** BEGIN GIVEN INFORMATION **

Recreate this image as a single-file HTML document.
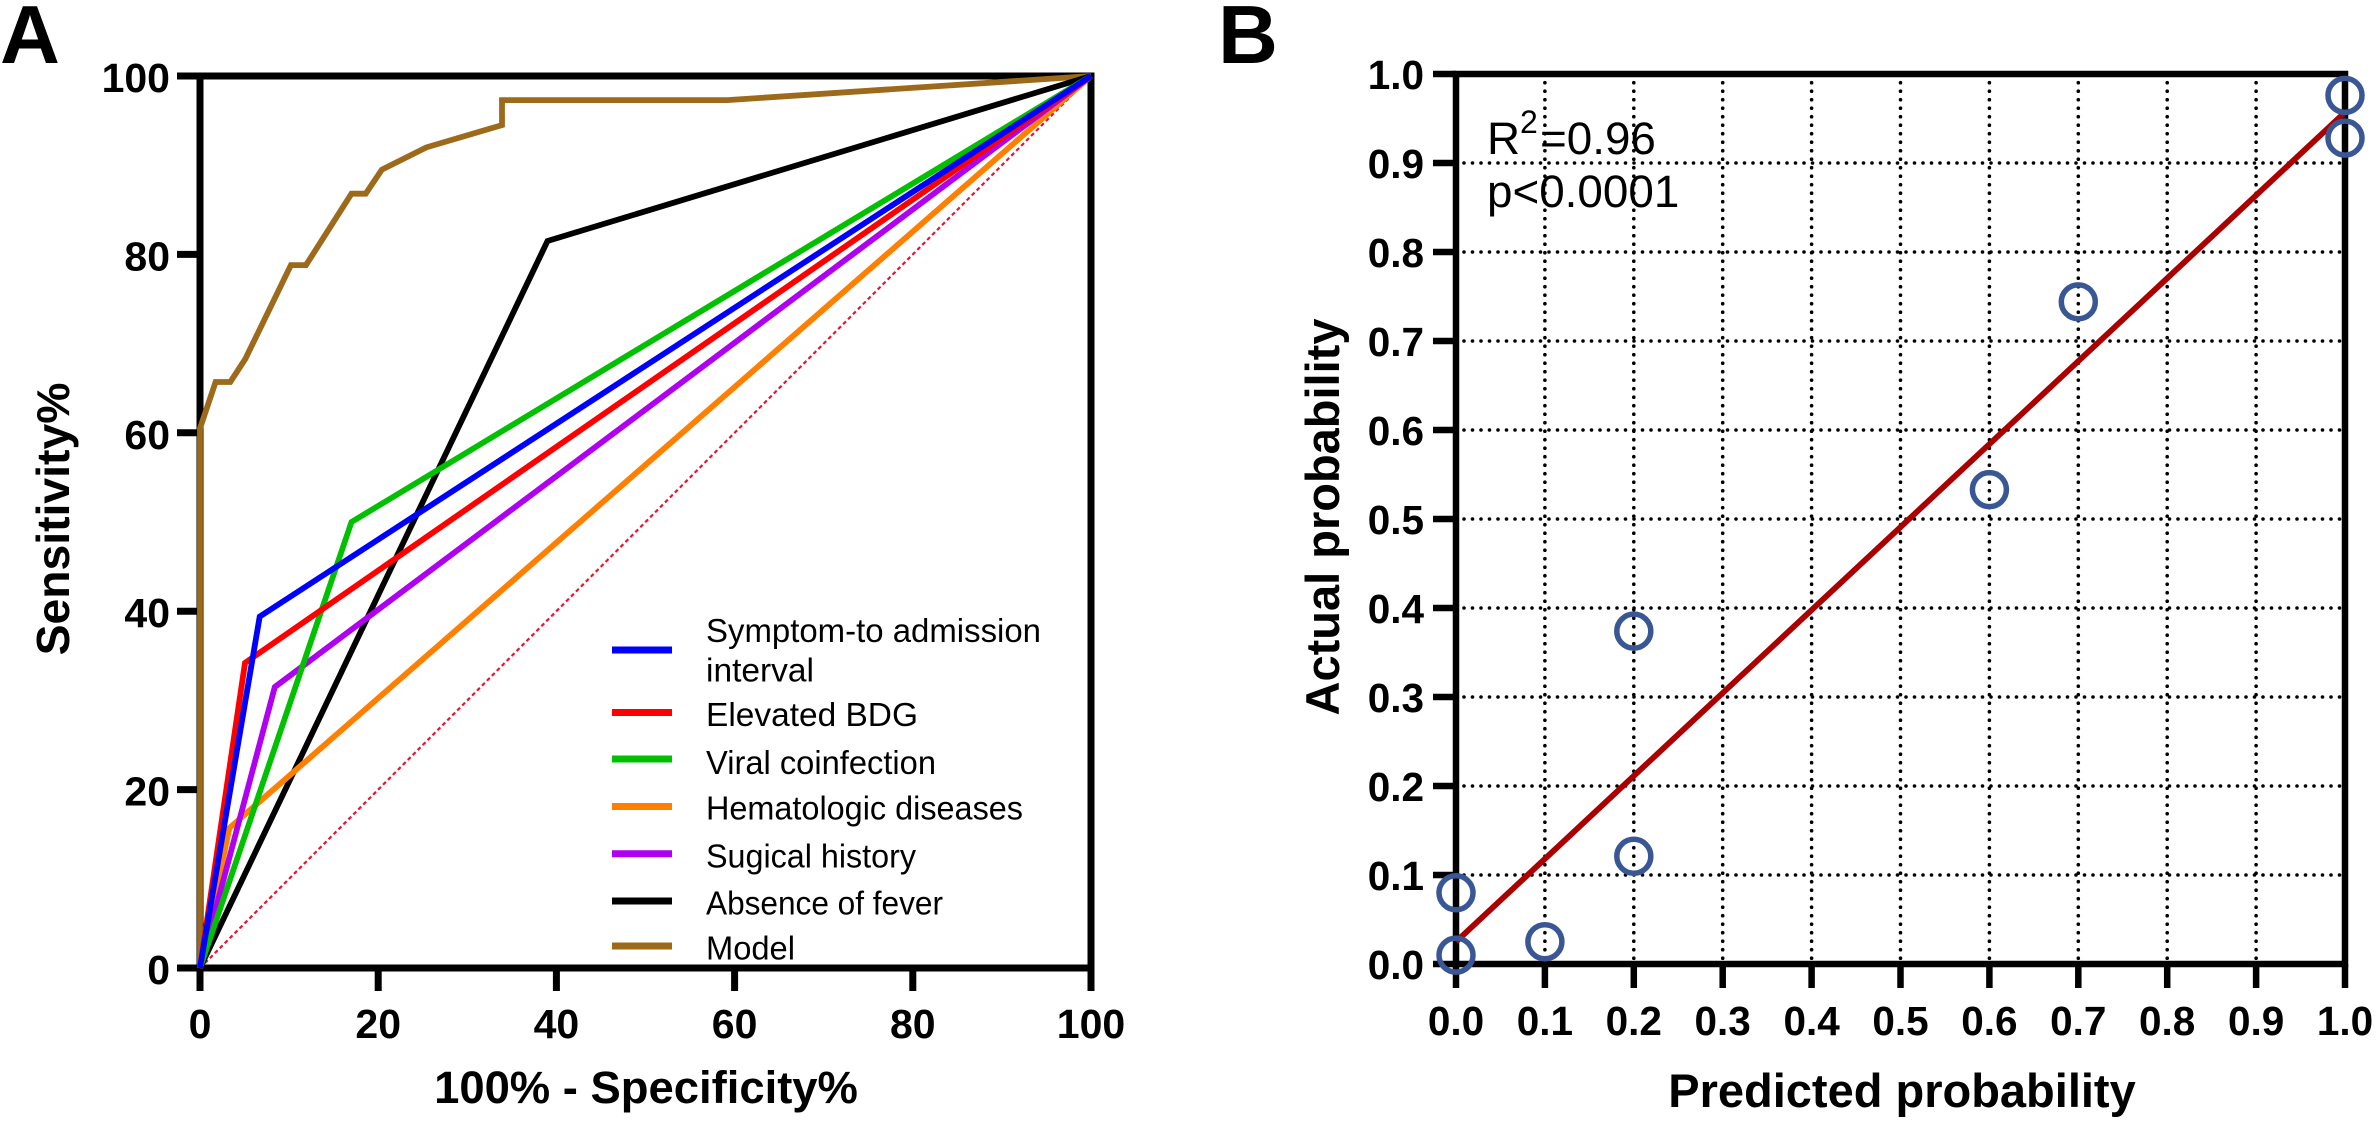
<!DOCTYPE html>
<html lang="en">
<head>
<meta charset="utf-8">
<title>ROC and calibration charts</title>
<style>
html,body{margin:0;padding:0;background:#fff;width:2377px;height:1121px;overflow:hidden}
svg{display:block}
text{font-family:"Liberation Sans",Arial,sans-serif;fill:#000}
.b{font-weight:700}
</style>
</head>
<body>
<svg id="fig" xmlns="http://www.w3.org/2000/svg" width="2377" height="1121" viewBox="0 0 2377 1121">
<text class="b" x="0" y="63" font-size="83">A</text>
<text class="b" x="1218" y="63" font-size="83">B</text>
<text class="b" x="646" y="1103" font-size="45.4" text-anchor="middle">100% - Specificity%</text>
<text class="b" transform="translate(69 519) rotate(-90)" font-size="46.3" text-anchor="middle">Sensitivity%</text>
<text class="b" x="1902" y="1107" font-size="47" text-anchor="middle">Predicted probability</text>
<text class="b" transform="translate(1339 517) rotate(-90)" font-size="47" text-anchor="middle">Actual probability</text>
<text x="1487" y="154" font-size="45.8">R<tspan x="1520" y="133" font-size="32">2</tspan><tspan x="1540" y="154">=0.96</tspan></text>
<text x="1487" y="207" font-size="45.8">p&lt;0.0001</text>
</svg>
<script>
const NS = 'http://www.w3.org/2000/svg';
const fig = document.getElementById('fig');

// ROC chart data
const rocTicks = [0, 20, 40, 60, 80, 100];
const modelX = [0, 0, 1.75, 3.4, 5.1, 10.2, 11.9, 17, 18.6, 20.4, 25.4, 33.9, 33.9, 59.2, 100];
const modelY = [0, 60.5, 65.7, 65.7, 68.3, 78.8, 78.8, 86.8, 86.8, 89.5, 92, 94.5, 97.3, 97.3, 100];
const feverX = [0, 39, 100];
const feverY = [0, 81.5, 100];
const hematologicX = [0, 3.3, 100];
const hematologicY = [0, 15.7, 100];
const surgicalX = [0, 8.4, 100];
const surgicalY = [0, 31.5, 100];
const viralX = [0, 17, 100];
const viralY = [0, 50, 100];
const bdgX = [0, 5.05, 100];
const bdgY = [0, 34.2, 100];
const intervalX = [0, 6.7, 100];
const intervalY = [0, 39.4, 100];
const referenceX = [0, 100];
const referenceY = [0, 100];

// Calibration chart data
const calTicks = [0, 0.1, 0.2, 0.3, 0.4, 0.5, 0.6, 0.7, 0.8, 0.9, 1];
const calGrid = [0.1, 0.2, 0.3, 0.4, 0.5, 0.6, 0.7, 0.8, 0.9];
const pointsPredicted = [0, 0, 0.1, 0.2, 0.2, 0.6, 0.7, 1, 1];
const pointsActual = [0.01, 0.08, 0.025, 0.121, 0.374, 0.533, 0.744, 0.928, 0.976];
const fitX = [0, 1];
const fitY = [0.025, 0.957];

function xA(v) { return 200 + v * 8.91; }
function yA(v) { return 968 - v * 8.92; }
function xB(v) { return 1456 + v * 889; }
function yB(v) { return 964 - v * 890; }

function add(tag, attrs, parent) {
  const el = document.createElementNS(NS, tag);
  for (const k in attrs) el.setAttribute(k, attrs[k]);
  (parent || fig).appendChild(el);
  return el;
}
function pts(xs, ys, fx, fy) {
  return xs.map((x, i) => fx(x).toFixed(1) + ',' + fy(ys[i]).toFixed(1)).join(' ');
}
function group(name) {
  const g = add('g', {});
  
  
  return g;
}

/* ---------- ROC panel ---------- */
const rocAxes = group('roc-axes');
const rocFrame = add('rect', { x: xA(0), y: yA(100), width: xA(100) - xA(0), height: yA(0) - yA(100), fill: 'none', stroke: '#000', 'stroke-width': 7 }, rocAxes);



rocTicks.forEach(t => {
  const tx = add('line', { x1: xA(t), x2: xA(t), y1: yA(0), y2: 991, stroke: '#000', 'stroke-width': 7 }, rocAxes);
  
  
  const lx = add('text', { x: xA(t), y: 1038, 'font-size': 41, 'text-anchor': 'middle', 'class': 'b' }, rocAxes);
  lx.textContent = t;
  
  
  const ty = add('line', { x1: 177, x2: xA(0), y1: yA(t), y2: yA(t), stroke: '#000', 'stroke-width': 7 }, rocAxes);
  
  
  const ly = add('text', { x: 170, y: yA(t) + 16, 'font-size': 41, 'text-anchor': 'end', 'class': 'b' }, rocAxes);
  ly.textContent = t;
  
  
});

const refLine = add('polyline', { points: pts(referenceX, referenceY, xA, yA), fill: 'none', stroke: '#e8132f', 'stroke-width': 2.2, 'stroke-dasharray': '4 3' });



function rocLine(xs, ys, color, name) {
  const l = add('polyline', { points: pts(xs, ys, xA, yA), fill: 'none', stroke: color, 'stroke-width': 5.8, 'stroke-linejoin': 'miter' });
  
  
}
rocLine(modelX, modelY, '#9c6a1a', 'roc-line-model');
rocLine(feverX, feverY, '#000000', 'roc-line-absence-of-fever');
rocLine(hematologicX, hematologicY, '#ff8000', 'roc-line-hematologic-diseases');
rocLine(surgicalX, surgicalY, '#b000f0', 'roc-line-surgical-history');
rocLine(viralX, viralY, '#00c000', 'roc-line-viral-coinfection');
rocLine(bdgX, bdgY, '#ff0000', 'roc-line-elevated-bdg');
rocLine(intervalX, intervalY, '#0000ff', 'roc-line-symptom-interval');

/* ---------- ROC legend ---------- */
const legendLabels = ['Symptom-to admission', 'Elevated BDG', 'Viral coinfection', 'Hematologic diseases', 'Sugical history', 'Absence of fever', 'Model'];
const legendColors = ['#0000ff', '#ff0000', '#00c000', '#ff8000', '#b000f0', '#000000', '#9c6a1a'];
const legendKeyY = [650, 712.5, 759, 806.5, 853.7, 901, 946];
const legendTextY = [642, 726, 774, 819.6, 867.4, 914.6, 959.7];
const legendTextWidth = [335, 212, 230, 317, 210, 237, 89];
const legend = group('roc-legend');
legendLabels.forEach((label, i) => {
  const k = add('line', { x1: 612, x2: 672, y1: legendKeyY[i], y2: legendKeyY[i], stroke: legendColors[i], 'stroke-width': 7 }, legend);
  
  
  const t = add('text', { x: 706, y: legendTextY[i], 'font-size': 33, textLength: legendTextWidth[i], lengthAdjust: 'spacingAndGlyphs' }, legend);
  t.textContent = label;
  
  
});
const legendWrap = add('text', { x: 706, y: 681.5, 'font-size': 33, textLength: 108, lengthAdjust: 'spacingAndGlyphs' }, legend);
legendWrap.textContent = 'interval';



/* ---------- Calibration panel ---------- */
const calGridG = group('calibration-grid');
calGrid.forEach(g => {
  const gv = add('line', { x1: xB(g), x2: xB(g), y1: 82.7, y2: 960, stroke: '#000', 'stroke-width': 3.6, 'stroke-linecap': 'round', 'stroke-dasharray': '0 8.5' }, calGridG);
  
  
  const gh = add('line', { x1: 1464, x2: 2340, y1: yB(g), y2: yB(g), stroke: '#000', 'stroke-width': 3.6, 'stroke-linecap': 'round', 'stroke-dasharray': '0 8.5' }, calGridG);
  
  
});

const calAxes = group('calibration-axes');
const calFrame = add('rect', { x: xB(0), y: yB(1), width: xB(1) - xB(0), height: yB(0) - yB(1), fill: 'none', stroke: '#000', 'stroke-width': 6.5 }, calAxes);



calTicks.forEach(t => {
  const txt = t.toFixed(1);
  const tx = add('line', { x1: xB(t), x2: xB(t), y1: yB(0), y2: 988, stroke: '#000', 'stroke-width': 6.5 }, calAxes);
  
  
  const lx = add('text', { x: xB(t), y: 1035, 'font-size': 40.5, 'text-anchor': 'middle', 'class': 'b' }, calAxes);
  lx.textContent = txt;
  
  
  const ty = add('line', { x1: 1433, x2: xB(0), y1: yB(t), y2: yB(t), stroke: '#000', 'stroke-width': 6.5 }, calAxes);
  
  
  const ly = add('text', { x: 1424, y: yB(t) + 15, 'font-size': 40.5, 'text-anchor': 'end', 'class': 'b' }, calAxes);
  ly.textContent = txt;
  
  
});

const fit = add('polyline', { points: pts(fitX, fitY, xB, yB), fill: 'none', stroke: '#aa0000', 'stroke-width': 5.8 });



pointsPredicted.forEach((p, i) => {
  const c = add('circle', { cx: xB(p), cy: yB(pointsActual[i]), r: 17, fill: 'none', stroke: '#3a5795', 'stroke-width': 5.5 });
  
  
});
</script>
</body>
</html>
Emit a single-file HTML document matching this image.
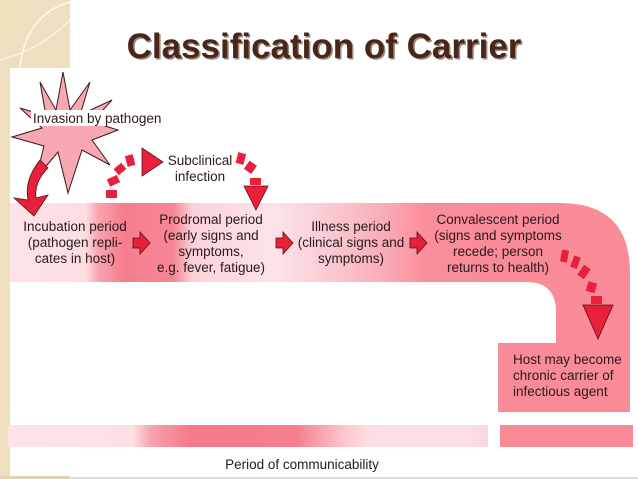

** END GIVEN INFORMATION **

■ DESCRIPTION OF THE TASK
From the opening line of the listing above through the line bearing "const fig = document.getElementById('fig');", repeat each line exactly. Drop every picture.

■ CORRECT OUTPUT
Recreate this image as a single-file HTML document.
<!DOCTYPE html>
<html lang="en">
<head>
<meta charset="utf-8">
<title>ROC and calibration charts</title>
<style>
html,body{margin:0;padding:0;background:#fff;width:2377px;height:1121px;overflow:hidden}
svg{display:block}
text{font-family:"Liberation Sans",Arial,sans-serif;fill:#000}
.b{font-weight:700}
</style>
</head>
<body>
<svg id="fig" xmlns="http://www.w3.org/2000/svg" width="2377" height="1121" viewBox="0 0 2377 1121">
<text class="b" x="0" y="63" font-size="83">A</text>
<text class="b" x="1218" y="63" font-size="83">B</text>
<text class="b" x="646" y="1103" font-size="45.4" text-anchor="middle">100% - Specificity%</text>
<text class="b" transform="translate(69 519) rotate(-90)" font-size="46.3" text-anchor="middle">Sensitivity%</text>
<text class="b" x="1902" y="1107" font-size="47" text-anchor="middle">Predicted probability</text>
<text class="b" transform="translate(1339 517) rotate(-90)" font-size="47" text-anchor="middle">Actual probability</text>
<text x="1487" y="154" font-size="45.8">R<tspan x="1520" y="133" font-size="32">2</tspan><tspan x="1540" y="154">=0.96</tspan></text>
<text x="1487" y="207" font-size="45.8">p&lt;0.0001</text>
</svg>
<script>
const NS = 'http://www.w3.org/2000/svg';
const fig = document.getElementById('fig');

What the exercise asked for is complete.